10. Nethercote Falls

Location: Pambula, Far South Coast

Sick of feeling all crusty after dipping in and out of saltwater all day long during your summer holiday on the NSW South Coast? Take an inland detour to the freshwater natural swimming hole of Nethercote Falls on the Yowaka River instead.

Nethercote Falls features a nice long and deep pool – perfect for swimming laps! The natural swimming hole is tucked in between two towering gorge walls, with a small waterfall at the far end and some submerged boulders scattered throughout.

This is one of the popular swimming spots around the area, especially for locals, but it’s well worth a visit!

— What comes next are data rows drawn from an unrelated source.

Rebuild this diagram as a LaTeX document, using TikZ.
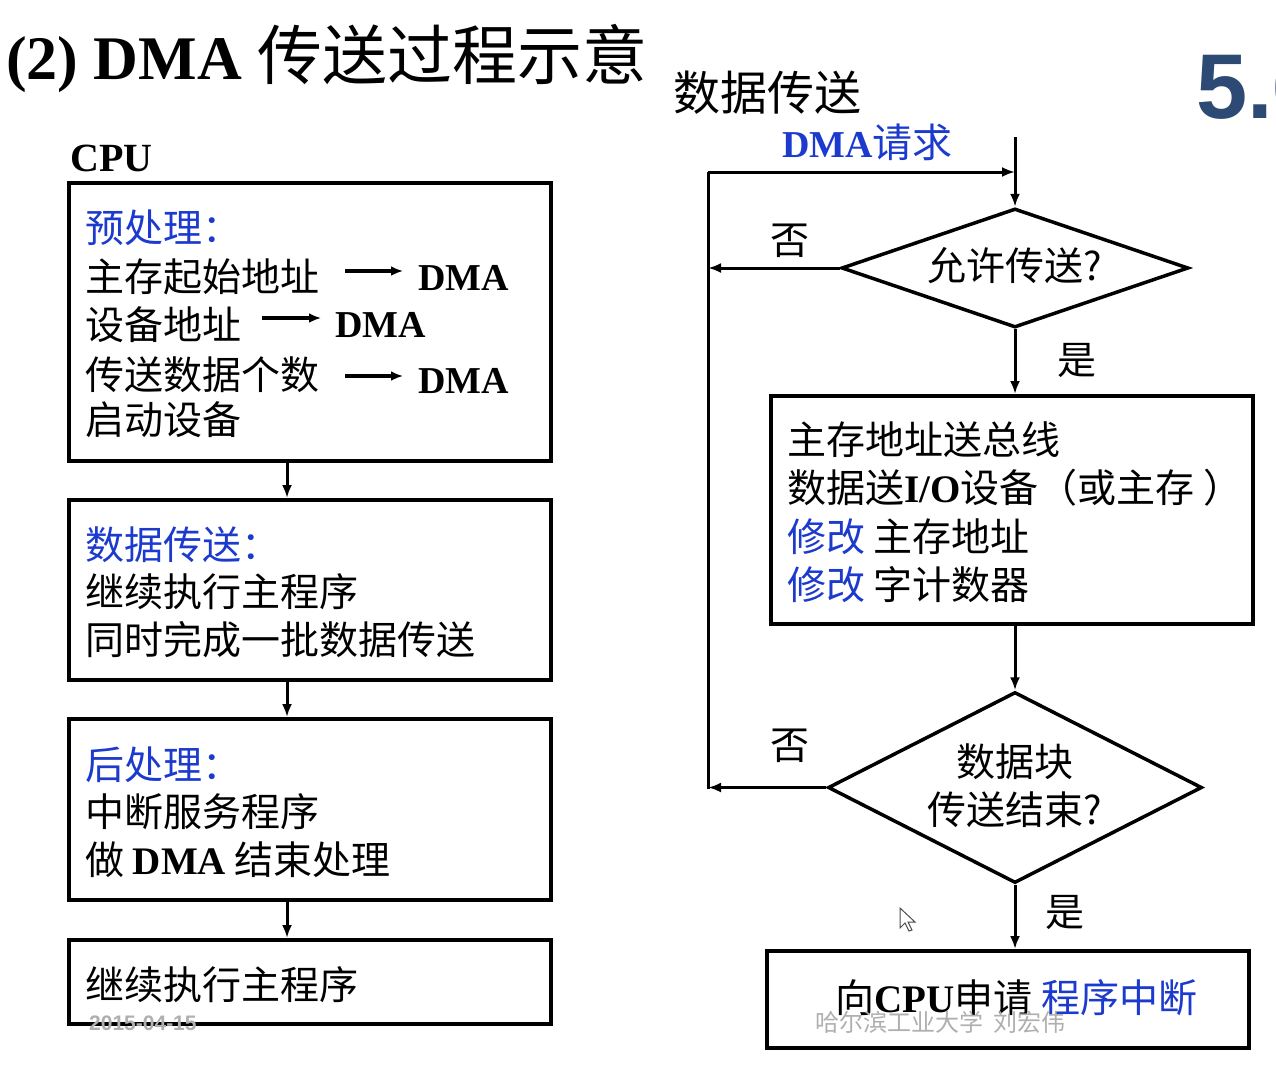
\documentclass[tikz,border=0pt]{standalone}
\usepackage{fontspec}
\setmainfont{Liberation Serif}
\newfontfamily\cjk{Noto Sans CJK SC}
\newfontfamily\sansfam{Liberation Sans}
\usetikzlibrary{arrows.meta,shapes.geometric}
\definecolor{hlblue}{RGB}{28,58,205}
\definecolor{numblue}{RGB}{44,74,116}
\definecolor{wmgray}{RGB}{175,175,175}
\newcommand\latb[1]{{\rmfamily\bfseries #1}}
\tikzset{
  box/.style={draw, line width=4pt, minimum width=482pt, inner sep=0pt},
  decide/.style={draw, diamond, line width=3.5pt, inner sep=0pt},
  dtext/.style={inner sep=0pt, align=center, font=\cjk\fontsize{39}{46}\selectfont},
  txt/.style={anchor=base west, inner sep=0pt, font=\cjk\fontsize{39}{46}\selectfont},
  lbl/.style={anchor=base, inner sep=0pt, font=\cjk\fontsize{39}{46}\selectfont},
  flow/.style={line width=3pt, -{Latex[length=13pt,width=10pt]}},
  wire/.style={line width=3pt},
  glyph/.style={line width=3.2pt, -{Latex[length=12pt,width=10pt]}},
}
\begin{document}
\begin{tikzpicture}[x=1pt,y=-1pt]
\useasboundingbox[fill=white] (0,0) rectangle (1276,1071);

% headings
\node[anchor=base west, inner sep=0pt, font=\fontsize{62}{70}\selectfont] (title) at (6,79)
  {\bfseries (2) DMA {\cjk\mdseries\fontsize{65}{70}\selectfont 传送过程示意}};
\node[anchor=base west, inner sep=0pt, text=numblue, font=\sansfam\bfseries\fontsize{92}{100}\selectfont] (secno) at (1196,118) {5.6};
\node[anchor=base west, inner sep=0pt, font=\bfseries\fontsize{40}{46}\selectfont] (cpu) at (70,171) {CPU};
\node[anchor=base west, inner sep=0pt, font=\cjk\fontsize{47}{54}\selectfont] (xfer) at (673,110) {数据传送};

% ---------- CPU side ----------
\node[box, minimum height=278pt] (b1) at (310,322) {};
\node[box, minimum height=180pt] (b2) at (310,590) {};
\node[box, minimum height=181pt] (b3) at (310,809.5) {};
\node[box, minimum height=84pt]  (b4) at (310,982) {};

\node[txt, text=hlblue] (p0) at (85,242) {预处理：};
\node[txt] (p1) at (85,291) {主存起始地址};
\node[txt] (p2) at (85,339) {设备地址};
\node[txt] (p3) at (85,389) {传送数据个数};
\node[txt] (p4) at (85,434) {启动设备};
\node[anchor=base west, inner sep=0pt, font=\bfseries\fontsize{38}{44}\selectfont] (q1) at (418,290) {DMA};
\node[anchor=base west, inner sep=0pt, font=\bfseries\fontsize{38}{44}\selectfont] (q2) at (335,337) {DMA};
\node[anchor=base west, inner sep=0pt, font=\bfseries\fontsize{38}{44}\selectfont] (q3) at (418,393) {DMA};
\coordinate (g1a) at (345,271); \coordinate (g1b) at (403,271);
\coordinate (g2a) at (262,318); \coordinate (g2b) at (321,318);
\coordinate (g3a) at (345,376); \coordinate (g3b) at (403,376);
\draw[glyph] (g1a) -- (g1b);
\draw[glyph] (g2a) -- (g2b);
\draw[glyph] (g3a) -- (g3b);

\node[txt, text=hlblue] (s0) at (85,559) {数据传送：};
\node[txt] (s1) at (85,606) {继续执行主程序};
\node[txt] (s2) at (85,654) {同时完成一批数据传送};

\node[txt, text=hlblue] (e0) at (85,779) {后处理：};
\node[txt] (e1) at (85,826) {中断服务程序};
\node[txt] (e2) at (85,874) {做 \latb{DMA} 结束处理};

\node[txt] (c1) at (85,999) {继续执行主程序};

\draw[flow] ([xshift=-23pt]b1.south) -- ([xshift=-23pt]b2.north);
\draw[flow] ([xshift=-23pt]b2.south) -- ([xshift=-23pt]b3.north);
\draw[flow] ([xshift=-23pt]b3.south) -- ([xshift=-23pt]b4.north);

% ---------- DMA side ----------
\node[anchor=base west, inner sep=0pt, text=hlblue, font=\cjk\fontsize{40}{44}\selectfont] (req) at (782,157)
  {{\fontsize{38}{44}\selectfont\latb{DMA}}请求};
\coordinate (in) at (1015,137);
\node[decide, minimum width=347pt, minimum height=119pt] (d1) at (1015,268) {};
\node[dtext] (d1t) at (1015,266) {允许传送?};
\node[box, minimum height=228pt] (r1) at (1012,510) {};
\node[decide, minimum width=374pt, minimum height=191pt] (d2) at (1015,787.5) {};
\node[dtext] (d2t) at (1015,786) {数据块\\[2pt]传送结束?};
\node[box, minimum height=97pt] (r2) at (1008,999.5) {};

\node[txt] (m1) at (787,454) {主存地址送总线};
\node[txt] (m2) at (787,502) {数据送\latb{I/O}设备（或主存 ）};
\node[txt] (m3) at (787,551) {\textcolor{hlblue}{修改} 主存地址};
\node[txt] (m4) at (787,599) {\textcolor{hlblue}{修改} 字计数器};
\node[txt] (n1) at (835,1012) {向\latb{CPU}申请 \textcolor{hlblue}{程序中断}};

\node[lbl] (no1) at (790,254) {否};
\node[lbl] (yes1) at (1077,374) {是};
\node[lbl] (no2) at (790,759) {否};
\node[lbl] (yes2) at (1065,926) {是};

\coordinate (lt) at (708,172);
\coordinate (lb) at (708,789);
\draw[wire] (lb) -- (lt);
\draw[flow] (in) -- (d1.north);
\draw[flow] (lt) -- (lt -| d1.north);
\draw[flow] (d1.west) -- (d1.west -| lt);
\draw[flow] (d1.south) -- (d1.south |- r1.north);
\draw[flow] (r1.south -| d1.south) -- (d2.north);
\draw[flow] (d2.west) -- (d2.west -| lt);
\draw[flow] (d2.south) -- (d2.south |- r2.north);

% pointer
\draw[line width=1pt, fill=white, draw=black!70] (900,908) -- (900,928) -- (905,923) -- (909,931)
  -- (912,930) -- (908,922) -- (915,922) -- cycle;

% watermarks
\node[anchor=base west, inner sep=0pt, text=wmgray, font=\sansfam\bfseries\fontsize{21}{24}\selectfont] (date) at (89,1030) {2015-04-15};
\node[anchor=base west, inner sep=0pt, text=wmgray, font=\cjk\fontsize{24}{28}\selectfont] (mark) at (815,1031) {哈尔滨工业大学 \ 刘宏伟};
\end{tikzpicture}
\end{document}
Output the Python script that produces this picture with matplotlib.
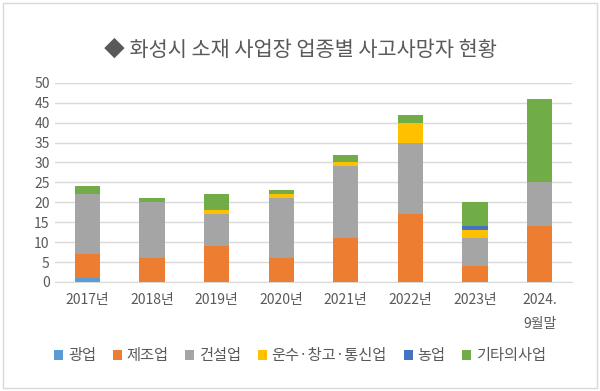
import numpy as np
import matplotlib.pyplot as plt
from matplotlib.patches import Rectangle

plt.rcParams['font.family'] = ['Noto Sans CJK KR', 'DejaVu Sans']

years = ['2017년', '2018년', '2019년', '2020년', '2021년', '2022년', '2023년', '2024.\n9월말']
series = ['광업', '제조업', '건설업', '운수·창고·통신업', '농업', '기타의사업']
mining = [1, 0, 0, 0, 0, 0, 0, 0]
manufacturing = [6, 6, 9, 6, 11, 17, 4, 14]
construction = [15, 14, 8, 15, 18, 18, 7, 11]
transport = [0, 0, 1, 1, 1, 5, 2, 0]
farming = [0, 0, 0, 0, 0, 0, 1, 0]
others = [2, 1, 4, 1, 2, 2, 6, 21]
colors = ['#5B9BD5', '#ED7D31', '#A5A5A5', '#FFC000', '#4472C4', '#70AD47']

fig = plt.figure(figsize=(6, 3.91), dpi=100)
ax = fig.add_axes([0.092, 0.279, 0.861, 0.509])

x = np.arange(len(years))
bottom = np.zeros(len(years))
for name, vals, c in zip(series, [mining, manufacturing, construction, transport, farming, others], colors):
    ax.bar(x, vals, 0.39, bottom=bottom, color=c, label=name, zorder=3)
    bottom += np.array(vals)

ax.set_ylim(0, 50)
ax.set_xlim(-0.5, len(years) - 0.5)
ax.set_yticks(range(0, 51, 5))
ax.yaxis.grid(True, color='#D9D9D9', linewidth=1, zorder=0)
for s in ['top', 'right', 'left']:
    ax.spines[s].set_visible(False)
ax.spines['bottom'].set_color('#D9D9D9')
ax.set_xticks(x)
ax.set_xticklabels(years, linespacing=1.9)
ax.tick_params(axis='both', length=0, labelsize=10, colors='#595959', pad=8)
ax.tick_params(axis='y', pad=4)

fig.suptitle('◆ 화성시 소재 사업장 업종별 사고사망자 현황', x=0.5, y=0.9,
             fontsize=15, color='#595959', family=['Noto Sans CJK KR', 'DejaVu Sans'])

leg = fig.legend(loc='center', bbox_to_anchor=(0.5, 0.09), ncol=6, frameon=False,
                 fontsize=11, handlelength=0.6, handleheight=0.6, handletextpad=0.3,
                 columnspacing=1.1)
for t in leg.get_texts():
    t.set_color('#595959')

fig.patches.append(Rectangle((0.005, 0.008), 0.99, 0.984, transform=fig.transFigure,
                             fill=False, edgecolor='#D9D9D9', linewidth=1))

plt.savefig('out.png', dpi=100)
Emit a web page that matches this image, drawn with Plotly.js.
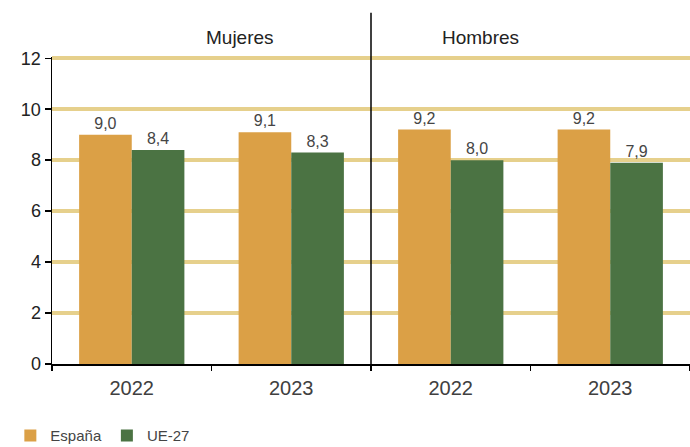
<!DOCTYPE html>
<html>
<head>
<meta charset="utf-8">
<script src="https://cdn.plot.ly/plotly-3.0.1.min.js"></script>
<style>html,body{margin:0;padding:0;background:#fff;}#chart{width:690px;height:447px;}</style>
</head>
<body>
<div id="chart"></div>
<script>
const years = ["2022", "2023"];
const panels = ["Mujeres", "Hombres"];
const espanaMujeres = [9.0, 9.1];
const ue27Mujeres = [8.4, 8.3];
const espanaHombres = [9.2, 9.2];
const ue27Hombres = [8.0, 7.9];
const seriesNames = ["España", "UE-27"];
const yTicks = [0, 2, 4, 6, 8, 10, 12];

const orange = "#DBA046";
const green = "#4B7343";
const FF = "Liberation Sans, Arial, sans-serif";
const labelFont = {family: FF, size: 16, color: "#454545"};

function bar(name, x, y, color, xa, showlegend) {
  return {
    type: "bar", name: name, x: x, y: y, xaxis: xa, yaxis: "y",
    marker: {color: color}, showlegend: showlegend, legendgroup: name,
    texttemplate: "%{y:.1f}", textposition: "outside", textfont: labelFont,
    cliponaxis: false, hoverinfo: "skip"
  };
}

const data = [
  bar(seriesNames[0], years, espanaMujeres, orange, "x", true),
  bar(seriesNames[1], years, ue27Mujeres, green, "x", true),
  bar(seriesNames[0], years, espanaHombres, orange, "x2", false),
  bar(seriesNames[1], years, ue27Hombres, green, "x2", false)
];

const xCommon = {
  type: "category", tickson: "boundaries", ticks: "outside", ticklen: 5,
  tickcolor: "#000", tickwidth: 1.5, showline: true, linecolor: "#000", linewidth: 1.5,
  showgrid: false, zeroline: false, anchor: "y", ticklabelstandoff: 5,
  tickfont: {family: FF, size: 20, color: "#404040"}
};

const layout = {
  width: 690, height: 447,
  margin: {l: 52, r: 0, t: 57, b: 83, autoexpand: false},
  paper_bgcolor: "#fff", plot_bgcolor: "#fff",
  separators: ",.",
  barmode: "group", bargap: 0.34, bargroupgap: 0,
  font: {family: FF, color: "#222"},
  xaxis: Object.assign({}, xCommon, {domain: [0, 0.5]}),
  xaxis2: Object.assign({}, xCommon, {domain: [0.5, 1]}),
  yaxis: {
    range: [0, 12.05], tickvals: yTicks, ticks: "outside", ticklen: 6,
    tickcolor: "#000", tickwidth: 1.5, showline: true, linecolor: "#000", linewidth: 1.5,
    showgrid: true, gridcolor: "#E6D08C", gridwidth: 4, zeroline: false,
    tickfont: {family: FF, size: 18, color: "#222"}
  },
  showlegend: true,
  legend: {
    orientation: "h", x: 0.015, xref: "container", xanchor: "left",
    y: 0.025, yref: "container", yanchor: "middle",
    font: {family: FF, size: 15, color: "#444"},
    itemwidth: 30, tracegroupgap: 0, itemsizing: "constant"
  },
  annotations: [
    {text: panels[0], xref: "paper", yref: "paper", x: 0.238, y: 1.105, showarrow: false,
     font: {family: FF, size: 19, color: "#222"}},
    {text: panels[1], xref: "paper", yref: "paper", x: 0.735, y: 1.105, showarrow: false,
     font: {family: FF, size: 19, color: "#222"}}
  ],
  shapes: [
    {type: "line", xref: "paper", yref: "paper", x0: 0.5, x1: 0.5, y0: -0.016, y1: 1.144,
     line: {color: "#000", width: 1.5}}
  ]
};

Plotly.newPlot("chart", data, layout, {displayModeBar: false, staticPlot: true});
</script>
</body>
</html>
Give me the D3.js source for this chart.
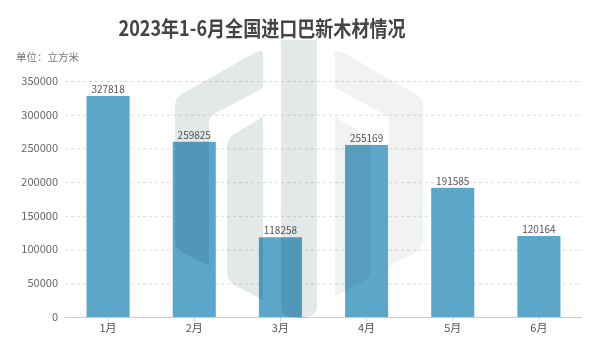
<!DOCTYPE html>
<html><head><meta charset="utf-8">
<script src="https://cdn.jsdelivr.net/npm/d3@7"></script>
<style>body{margin:0;background:#fff;} text{font-family:"Noto Sans CJK SC","Noto Sans",sans-serif;}</style>
</head><body>
<svg id="c" width="600" height="360"></svg>
<script>
const categories = ["1月","2月","3月","4月","5月","6月"];
const values = [327818, 259825, 118258, 255169, 191585, 120164];
const yTicks = [0,50000,100000,150000,200000,250000,300000,350000];
const title = "2023年1-6月全国进口巴新木材情况";
const unitLabel = "单位：立方米";

const svg = d3.select("#c");
const x = d3.scaleBand().domain(categories).range([65,582]).paddingInner(0.5).paddingOuter(0.25);
const y = d3.scaleLinear().domain([0,350000]).range([317,81]);

// title
svg.append("text").attr("x",262).attr("y",36).attr("text-anchor","middle")
  .attr("font-size",21).attr("font-weight","bold").attr("fill","#444")
  .attr("textLength",287).attr("lengthAdjust","spacingAndGlyphs").text(title);
svg.append("text").attr("x",16).attr("y",61).attr("font-size",10.5).attr("fill","#777").text(unitLabel);

// grid
svg.append("g").selectAll("line").data(yTicks.filter(d=>d>0)).join("line")
  .attr("x1",65).attr("x2",582).attr("y1",d=>y(d)+0.5).attr("y2",d=>y(d)+0.5)
  .attr("stroke","#dcdcdc").attr("stroke-dasharray","3,3");

// y labels
svg.append("g").selectAll("text").data(yTicks).join("text")
  .attr("x",58).attr("y",d=>y(d)).attr("dy","0.35em").attr("text-anchor","end")
  .attr("font-size",11).attr("fill","#666").text(d=>d);

// bars
svg.append("g").selectAll("rect").data(values).join("rect")
  .attr("x",(d,i)=>x(categories[i])).attr("width",x.bandwidth())
  .attr("y",d=>y(d)).attr("height",d=>y(0)-y(d)).attr("fill","#5ba6c9");

// axis line
svg.append("line").attr("x1",65).attr("x2",582).attr("y1",317.5).attr("y2",317.5).attr("stroke","#ccc");
svg.append("g").selectAll("line").data(categories).join("line")
  .attr("x1",d=>x(d)+x.bandwidth()/2).attr("x2",d=>x(d)+x.bandwidth()/2)
  .attr("y1",317).attr("y2",321).attr("stroke","#ccc");
svg.append("g").selectAll("text").data(categories).join("text")
  .attr("x",d=>x(d)+x.bandwidth()/2).attr("y",332).attr("text-anchor","middle")
  .attr("font-size",11).attr("fill","#555").text(d=>d);

// value labels
svg.append("g").selectAll("text").data(values).join("text")
  .attr("x",(d,i)=>x(categories[i])+x.bandwidth()/2).attr("y",d=>y(d)-3)
  .attr("text-anchor","middle").attr("font-size",10).attr("fill","#555").text(d=>d);

// watermark
const wm = svg.append("g").style("mix-blend-mode","multiply");
wm.append("path").attr("fill","#e3e8e9")
  .attr("d","M263,54 L263,88 L214,114 Q209,117 209,123 L209,266 L182,252 Q175,248 175,240 L175,106 Q175,98 182,94 L256,52 Q263,49 263,54 Z");
wm.append("path").attr("fill","#e3e8e9")
  .attr("d","M263,114 L263,300 L236,286 Q227,281 227,272 L227,146 Q227,138 234,134 L258,120 Q263,117 263,114 Z");
wm.append("path").attr("fill","#e3e8e9")
  .attr("d","M281,40 L317,40 L317,306 Q317,318 299,318 Q281,318 281,306 Z");
wm.append("path").attr("fill","#f1f2f2")
  .attr("d","M335,54 L335,88 L384,114 Q389,117 389,123 L389,266 L416,252 Q423,248 423,240 L423,106 Q423,98 416,94 L342,52 Q335,49 335,54 Z");
wm.append("path").attr("fill","#f1f2f2")
  .attr("d","M335,114 L335,296 L362,282 Q371,277 371,268 L371,146 Q371,138 364,134 L340,120 Q335,117 335,114 Z");
</script>
</body></html>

There are two car parks, but only 4WDs can reach the lower car park. The walk down to the lower car park is quite steep (which means a steep climb on the way back up!). From there, the walk to Nethercote Falls is only a few hundred metres but involves a shallow river crossing.


Photo by @eutherian

How To Get There

Nethercote Falls is located a 15 minute drive from the South Coast town of Pambula. Take the Princes Highway south out of town and turn right onto Mount Darragh Rd. Drive 5km along Mount Darragh Rd, then another 5km along Back Creek Rd to reach Pipeclay Rd. Drive a few hundred metres to find Yowaka River Trail and follow this to the car park.

So there you have it – the best natural swimming holes in NSW! Well, what are you waiting for? Grab your swimmers and towel and get out there!

Wild swimming holes FAQs

Can you swim in Wollombi Brook?

whether or not you can swim in Wollombi Brook will depend on rainfall. The deeper pools only fill up enough to swim in after significant and sustained rainfall.

Can you swim at the Watagans?

Mostly due to the low rainfall of the area the creeks remain dry most of the year. You can however swim at the Basin and gap creek falls in times of good rain!

Can you swim in Budderoo National Park?

You sure can! Nellie’s Glen is the best place to go swimming in Budderoo National Park.

Can you swim at Woronora?

You sure can! It’s also great for kayaking and fishing!

Where is the bluest water in Australia?

The bluest water in Australia is believed to be in the Whitsundays!